Yesterday, we officially began our attempt to oversee and evaluate every major and significant college and university in the United States and England. By the time we are through, Fodors will have nothing on us and our ability to evaluate, to find and recount schools from Chicago to the East Coast and the United Kingdom.
If you want to know any significant fact, like how many cafeterias there are, how late the library is open, book and shelf counts, etc., we are the ones to ask.
The students at the first school we visited, all seemed exceptionally bright (young Mark Zuckerberg’s) full of ideas and thoughts to change the world. They are participants in this new, high tech world.
As they were bouncing around the campus, leaping from steps, exposing great ideas in mid air, I was exhausted from just having walked from the lower campus to the upper campus. It’s time to move aside and relinquish this brave new world to them. Thank God someone still has enormous enthusiasm and optimism for the future. I on the other hand am looking longingly over my shoulder to the Edwardian England of Downtown Abbey.
I must admit I consider myself a man ideas and letters, and education is very important to me. I do not care about the basketball or football teams. I don’t care how well the lacrosse team is fairing. I do care about learning, teaching ideas, and knowledge. College, the greatest four years of your life, is about emotional and intellectual growth, and although I joke endlessly with my daughter, I am a very proud father.
So while traveling to Boston yesterday I was reminded of my total humiliation with my second and last college trip with my father some 47 years ago. In the early spring of 1965 my father decided that I should go to Harvard. Never-mind that no one in our family had ever attended there, and it was extremely questionable whether I had the grades or the ability to attend. He was very determined that it most probably was the right school for me. To this day, I never knew where he got this notion, definitely not from me.
He made an appointment for an interview, and I was informed that he and I would drive up to Boston together in his Rolls Royce. Maybe he knew something that I didn’t. I knew he wasn’t rich enough to give a building, or endow a chair, or outfit the whole school in uniforms, but without any delay or equivocation, off we went that fine spring day to Cambridge.

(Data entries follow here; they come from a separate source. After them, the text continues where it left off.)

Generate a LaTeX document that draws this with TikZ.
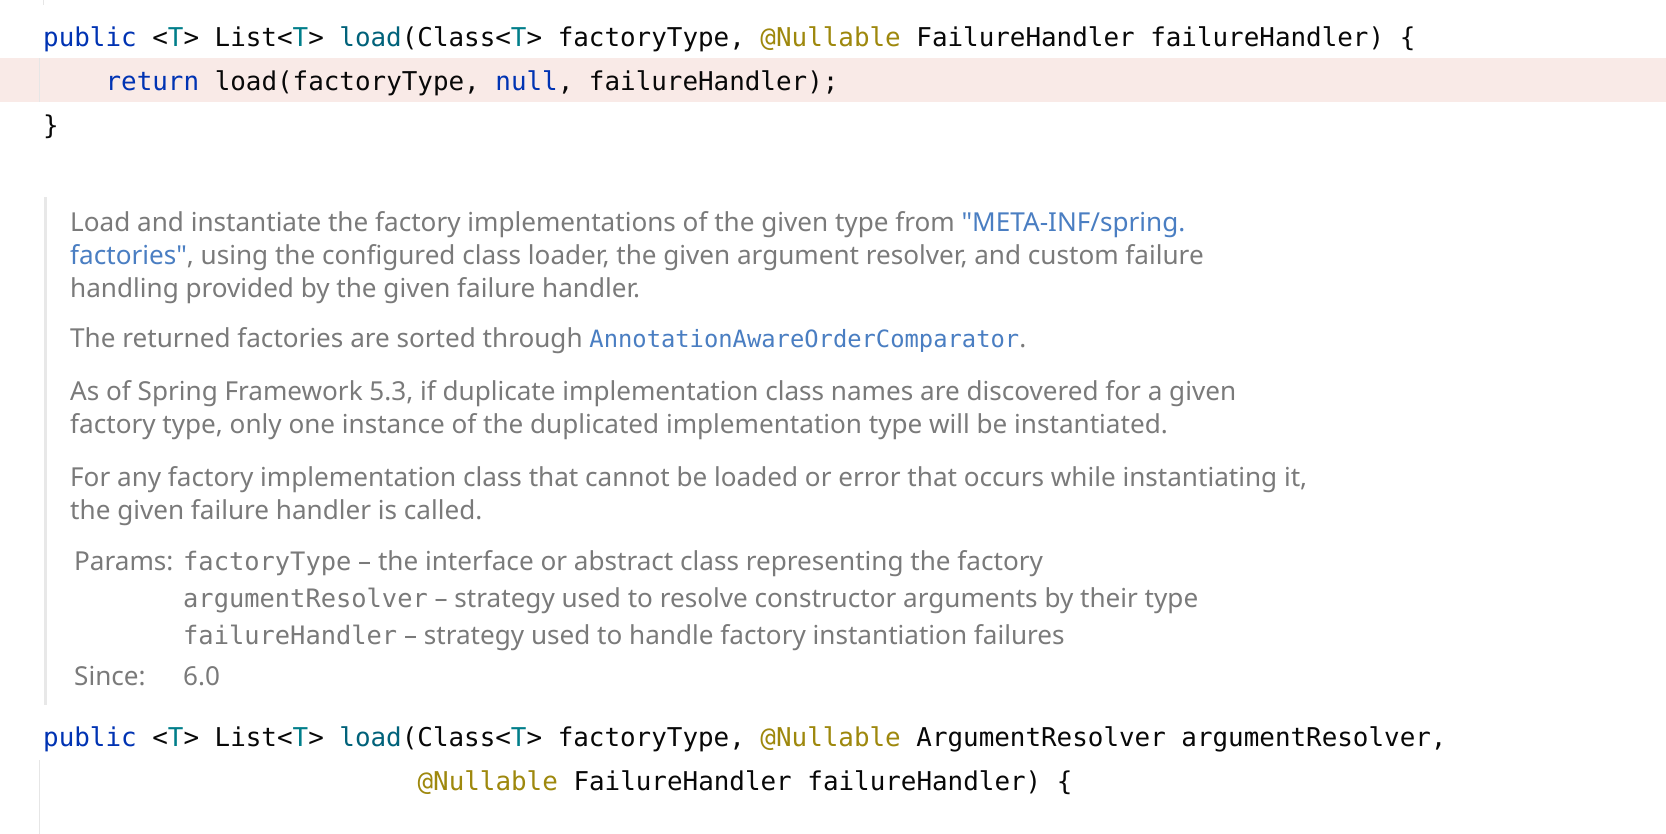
\documentclass[tikz,border=0pt]{standalone}
\usepackage{fontspec}
\usepackage{xcolor}
\setmainfont{Noto Sans}
\newfontfamily\codefont{DejaVu Sans Mono}
\newfontfamily\docfont{Noto Sans}
\definecolor{kw}{HTML}{0033B3}
\definecolor{tp}{HTML}{007E8A}
\definecolor{fn}{HTML}{00627A}
\definecolor{ann}{HTML}{9E880D}
\definecolor{codeblack}{HTML}{080808}
\definecolor{hl}{HTML}{F9EAE7}
\definecolor{guide}{HTML}{E6E6E6}
\definecolor{docbar}{HTML}{E8E8E8}
\definecolor{docgray}{HTML}{7A7A7A}
\definecolor{lnk}{HTML}{4A7EC2}
\newcommand\linkmono{\codefont\fontsize{23.8pt}{28pt}\selectfont}
\newcommand\parammono{\codefont\fontsize{25.4pt}{30pt}\selectfont}
\begin{document}
\newlength\mylen
\settowidth\mylen{\docfont\fontsize{10pt}{12pt}\selectfont For any factory implementation class that cannot be loaded or error that occurs while instantiating it,}
\pgfmathsetmacro\docsz{1237/\mylen*10}
\begin{tikzpicture}[x=1pt,y=-1pt,
  code/.style={anchor=base west, inner sep=0pt, text=codeblack, font=\codefont\fontsize{25.9pt}{30pt}\selectfont},
  doc/.style={anchor=base west, inner sep=0pt, text=docgray, font=\docfont\fontsize{\docsz pt}{\docsz pt}\selectfont}]
\useasboundingbox (0,0) rectangle (1666,834);
\fill[white] (0,0) rectangle (1666,834);
% highlight of current line
\fill[hl] (0,58) rectangle (1666,102);
% indent guides
\fill[guide] (42.5,0) rectangle (44,5);
\fill[guide] (38.5,58) rectangle (40,102);
\fill[guide] (38.5,760) rectangle (40,834);
% doc bar
\fill[docbar] (43.5,197) rectangle (46.5,705);
% code
\node[code] (c1) at (43,47) {{\color{kw}public} <{\color{tp}T}> List<{\color{tp}T}> {\color{fn}load}(Class<{\color{tp}T}> factoryType, {\color{ann}@Nullable} FailureHandler failureHandler) \{};
\node[code] (c2) at (105.4,91) {{\color{kw}return} load(factoryType, {\color{kw}null}, failureHandler);};
\node[code] (c3) at (43,135) {\}};
\node[code] (c4) at (43,746) {{\color{kw}public} <{\color{tp}T}> List<{\color{tp}T}> {\color{fn}load}(Class<{\color{tp}T}> factoryType, {\color{ann}@Nullable} ArgumentResolver argumentResolver,};
\node[code] (c5) at (417.4,790) {{\color{ann}@Nullable} FailureHandler failureHandler) \{};
% doc
\node[doc] (d1) at (70,232) {Load and instantiate the factory implementations of the given type from {\color{lnk}"META-INF/spring.}};
\node[doc] (d2) at (70,265) {{\color{lnk}factories"}, using the configured class loader, the given argument resolver, and custom failure};
\node[doc] (d3) at (70,298) {handling provided by the given failure handler.};
\node[doc] (d4) at (70,348) {The returned factories are sorted through {\color{lnk}\linkmono AnnotationAwareOrderComparator}.};
\node[doc] (d5) at (70,400) {As of Spring Framework 5.3, if duplicate implementation class names are discovered for a given};
\node[doc] (d6) at (70,433) {factory type, only one instance of the duplicated implementation type will be instantiated.};
\node[doc] (d7) at (70,486) {For any factory implementation class that cannot be loaded or error that occurs while instantiating it,};
\node[doc] (d8) at (70,519) {the given failure handler is called.};
\node[doc] (p0) at (74,570) {Params:};
\node[doc] (p1) at (183,570) {{\parammono factoryType} – the interface or abstract class representing the factory};
\node[doc] (p2) at (183,607) {{\parammono argumentResolver} – strategy used to resolve constructor arguments by their type};
\node[doc] (p3) at (183,644) {{\parammono failureHandler} – strategy used to handle factory instantiation failures};
\node[doc] (s0) at (74,685) {Since:};
\node[doc] (s1) at (183,685) {6.0};
\end{tikzpicture}
\end{document}
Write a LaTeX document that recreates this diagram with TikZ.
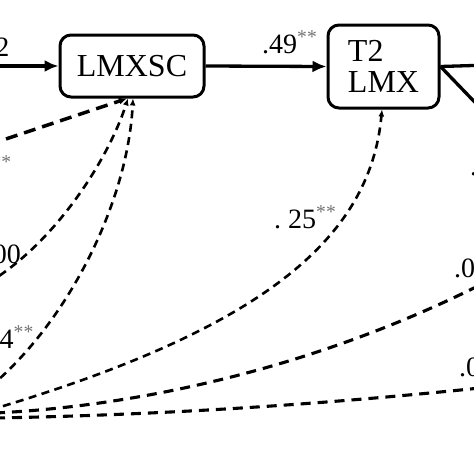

All went well until we were just outside of Cambridge on the Massachusetts turnpike, when I heard a large noise followed by a large thud. We had a flat tire. Of course, I proposed calling AAA to come and change the tire, but that would have made us considerably late for our meeting and my father would have none of it.
He had purchased some months prior, a magical mystery can of instant foam, and he was sure that this would do the trick. Out of some secret compartment in the deep recesses of the trunk of the car, my father produced this innocuous-looking can that was filled with information on the label. I told my father as a good, dutiful son, to read the directions before proceeding, just as it said in bright orange letters on the front of the can.
But oh no! My father grabbed the can from me and said, “Don’t tell me how to use this, I know what to do!” His patience and anger reaching crescendo levels.
He immediately placed the tube from the can into the nozzle on the tire and released a button, which released a copious amount of rubberized white foam, not in the tire where it belonged, but all over me.
I was covered with this white, rubberized goo that smelt like a garage. He was somehow able to get enough into the tire to get us back on the road to Cambridge.
A half hour later I was meeting with the admissions director at Harvard, with white rubber all over my new suit. I could think of nothing else.
When asked pertinent questions of the day by the director, I probably was unable to open my mouth as the congealed rubber paste had now fortified into an immovable white mask. This was truly a day to remember.
Needless to say I never applied to Harvard.